Malgré les incertitudes quant à leur origine, ces lettres n’en sont pas moins un chef d’œuvre de la littérature amoureuse du dix-septième siècle. A l’instar de Phèdre, Mariane ressent un froid intense et une chaleur brûlante. Elle se remémore les instants passés auprès de son amant, déplore son malheur présent et ne voit dans l’avenir que folie et mort. La jeune religieuse souffre d’abandon et de trahison. Ces sentiments puissants sont cause qu’elle déraisonne et hurle sa passion. L’amant français est destinataire de ces mots tendres et violents, sages et fous. Dans l’enceinte du cloître, lieu de calme et de paix qui, à la fois, protège des tourments de la vie séculière et ne permet pas de distraire son attention, Mariane écrit à l’homme qui a franchi l’enceinte sacrée. L’amour profane est entré dans ce lieu consacré à l’amour de Dieu et les lettres agissent comme un lien entre ces deux mondes. A la lecture des quatre premières lettres, on oublie le destinataire, relégué. L’adresse à l’officier français semble un prétexte à l’implosion de la religieuse, facilitée par l’écriture. Les mots transcrivent les sentiments mais les déforment aussi. Mariane en est consciente et déplore que le langage ne puisse refléter la profondeur de sa passion. Dans la cinquième lettre, l’amant semble plus vivant, on a de ses nouvelles et on lui renvoie tous les effets qui ont un lien avec lui. C’est la mort de la passion, le calme après la tempête, la victoire de la raison, le désespoir sage, la résignation malheureuse.
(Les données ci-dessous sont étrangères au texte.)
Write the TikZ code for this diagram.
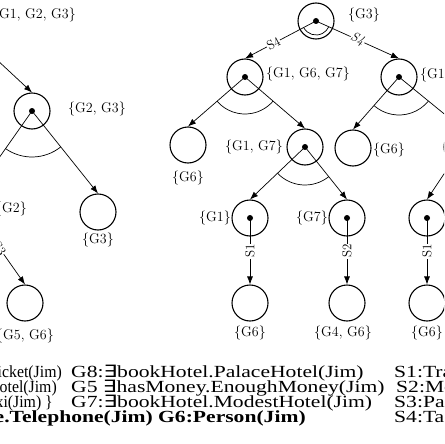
\documentclass[tikz,border=0pt]{standalone}
\usepackage{fontspec}
\newfontfamily\tnr{Liberation Serif}
\newfontfamily\djv{DejaVu Sans}
\usetikzlibrary{arrows.meta,calc}
\newcommand\andarc[4]{%
  \draw[arcl] let \p1=($(#2.north)-(#1.center)$), \p2=($(#3.north)-(#1.center)$),
    \n1={atan2(\y1,\x1)}, \n2={atan2(\y2,\x2)} in
    ($(#1.center)+(\n1:#4)$) arc[start angle=\n1, end angle=\n2, radius=#4];}
\newcommand\ex{{\djv ∃}}
\begin{document}
\begin{tikzpicture}[x=1pt,y=-1pt,
  nd/.style={circle,draw,line width=1.1pt,minimum size=36pt,inner sep=0pt},
  ndot/.style={nd,path picture={\fill (path picture bounding box.center) circle (3pt);}},
  edge/.style={line width=0.7pt,-{Latex[length=8pt,width=6pt]}},
  arcl/.style={line width=0.7pt},
  lbl/.style={font=\fontsize{14}{16}\selectfont,inner sep=0pt},
  slbl/.style={font=\fontsize{13}{14}\selectfont,fill=white,inner sep=0.6pt},
  btxt/.style={font=\tnr\fontsize{17}{17}\selectfont,inner sep=0pt}]
\useasboundingbox (0,0) rectangle (444,444);
\fill[white] (0,0) rectangle (444,444);
\clip (0,0) rectangle (444,444);
% nodes
\coordinate (P0) at (-48,18);
\node[ndot] (T) at (316,21) {};
\node[ndot] (A) at (245,77) {};
\node[ndot] (B) at (399,77) {};
\node[ndot] (L) at (32,111) {};
\node[ndot] (Ll) at (-26,212) {};
\node[nd] (G3n) at (98,212) {};
\node[nd] (BL) at (25,303) {};
\node[nd] (AL) at (188,145) {};
\node[ndot] (C) at (305,147) {};
\node[nd] (D) at (353,148) {};
\node[ndot] (BR) at (462,147) {};
\node[ndot] (E) at (250,218) {};
\node[ndot] (F) at (347,218) {};
\node[ndot] (Gn) at (427,218) {};
\node[nd] (L1) at (250,303) {};
\node[nd] (L2) at (347,303) {};
\node[nd] (L3) at (427,303) {};
% labels
\node[lbl,anchor=east] (tP0) at (76,15) {\{G1, G2, G3\}};
\node[lbl] (tT) at (364,15) {\{G3\}};
\node[lbl,anchor=west] (tA) at (266,74) {\{G1, G6, G7\}};
\node[lbl,anchor=west] (tB) at (420,75) {\{G1, G6\}};
\node[lbl,anchor=west] (tL) at (68,109) {\{G2, G3\}};
\node[lbl,anchor=west] (tLl) at (-5,209) {\{G2\}};
\node[lbl] (tG3) at (98,240) {\{G3\}};
\node[lbl] (tBL) at (25,336) {\{G5, G6\}};
\node[lbl] (tAL) at (188,178) {\{G6\}};
\node[lbl,anchor=east] (tC) at (283,147) {\{G1, G7\}};
\node[lbl,anchor=west] (tD) at (373,150) {\{G6\}};
\node[lbl,anchor=east] (tE) at (231,218) {\{G1\}};
\node[lbl,anchor=east] (tF) at (328,218) {\{G7\}};
\node[lbl] (tL1) at (250,333) {\{G6\}};
\node[lbl] (tL2) at (343,333) {\{G4, G6\}};
\node[lbl] (tL3) at (427,333) {\{G6\}};
% edges
\draw[edge] (P0) -- (L.north);
\draw[edge] (T.center) -- node[slbl,sloped,pos=0.6] (s4a) {S4} (A.north);
\draw[edge] (T.center) -- node[slbl,sloped,pos=0.5] (s4b) {\itshape S4} (B.north);
\draw[edge] (L.center) -- (Ll.north);
\draw[edge] (L.center) -- (G3n.north);
\draw[edge] (Ll.center) -- node[slbl,sloped,pos=0.5] (s3) {S3} (BL.north);
\draw[edge] (A.center) -- (AL.north);
\draw[edge] (A.center) -- (C.north);
\draw[edge] (B.center) -- (D.north);
\draw[edge] (B.center) -- (BR.north);
\draw[edge] (C.center) -- (E.north);
\draw[edge] (C.center) -- (F.north);
\draw[edge] (BR.center) -- (Gn.north);
\draw[edge] (E.center) -- node[slbl,rotate=90,pos=0.5] (s1a) {S1} (L1.north);
\draw[edge] (F.center) -- node[slbl,rotate=90,pos=0.5] (s2) {S2} (L2.north);
\draw[edge] (Gn.center) -- node[slbl,rotate=90,pos=0.5] (s1b) {S1} (L3.north);
% and-arcs
\andarc{T}{A}{B}{14pt}
\andarc{L}{Ll}{G3n}{46pt}
\andarc{A}{AL}{C}{37pt}
\andarc{B}{D}{BR}{38pt}
\andarc{C}{E}{F}{38pt}
% bottom text
\node[btxt,anchor=base east] (c1a) at (62,377) {\scalebox{0.93}[1]{Ticket(Jim)}};
\node[btxt,anchor=base east] (c1b) at (57,392) {\scalebox{0.93}[1]{Hotel(Jim)}};
\node[btxt,anchor=base east] (c1c) at (53,407) {\scalebox{0.93}[1]{Taxi(Jim) \}}};
\node[btxt,anchor=base east] (c1d) at (153,422) {\scalebox{1.27}[1]{\bfseries Phone.Telephone(Jim)}};
\node[btxt,anchor=base west] (c2a) at (71,377) {\scalebox{1.27}[1]{G8:\ex bookHotel.PalaceHotel(Jim)}};
\node[btxt,anchor=base west] (c2b) at (71,392) {\scalebox{1.27}[1]{G5 \ex hasMoney.EnoughMoney(Jim)}};
\node[btxt,anchor=base west] (c2c) at (71,407) {\scalebox{1.27}[1]{G7:\ex bookHotel.ModestHotel(Jim)}};
\node[btxt,anchor=base west] (c2d) at (158,422) {\scalebox{1.27}[1]{\bfseries G6:Person(Jim)}};
\node[btxt,anchor=base west] (c3a) at (394,377) {\scalebox{1.27}[1]{S1:Tra}};
\node[btxt,anchor=base west] (c3b) at (396,392) {\scalebox{1.27}[1]{S2:Mo}};
\node[btxt,anchor=base west] (c3c) at (394,407) {\scalebox{1.27}[1]{S3:Pa}};
\node[btxt,anchor=base west] (c3d) at (394,422) {\scalebox{1.27}[1]{S4:Ta}};
\end{tikzpicture}
\end{document}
Les Lettres de la religieuse portugaise sont un chemin de soi vers soi, un travail de deuil épuisant mais salutaire depuis le déni jusqu’à l’acceptation en passant par les éprouvantes manifestations physiques qui accompagnent la dépression.



Le langage classique séduit encore les oreilles du lecteur contemporain et la féminisation des pronoms a un étonnant écho sur nos préoccupations actuelles. La compassion éprouvée témoigne bien du charme indémodable de l’art épistolaire et de l’expression de l’amour.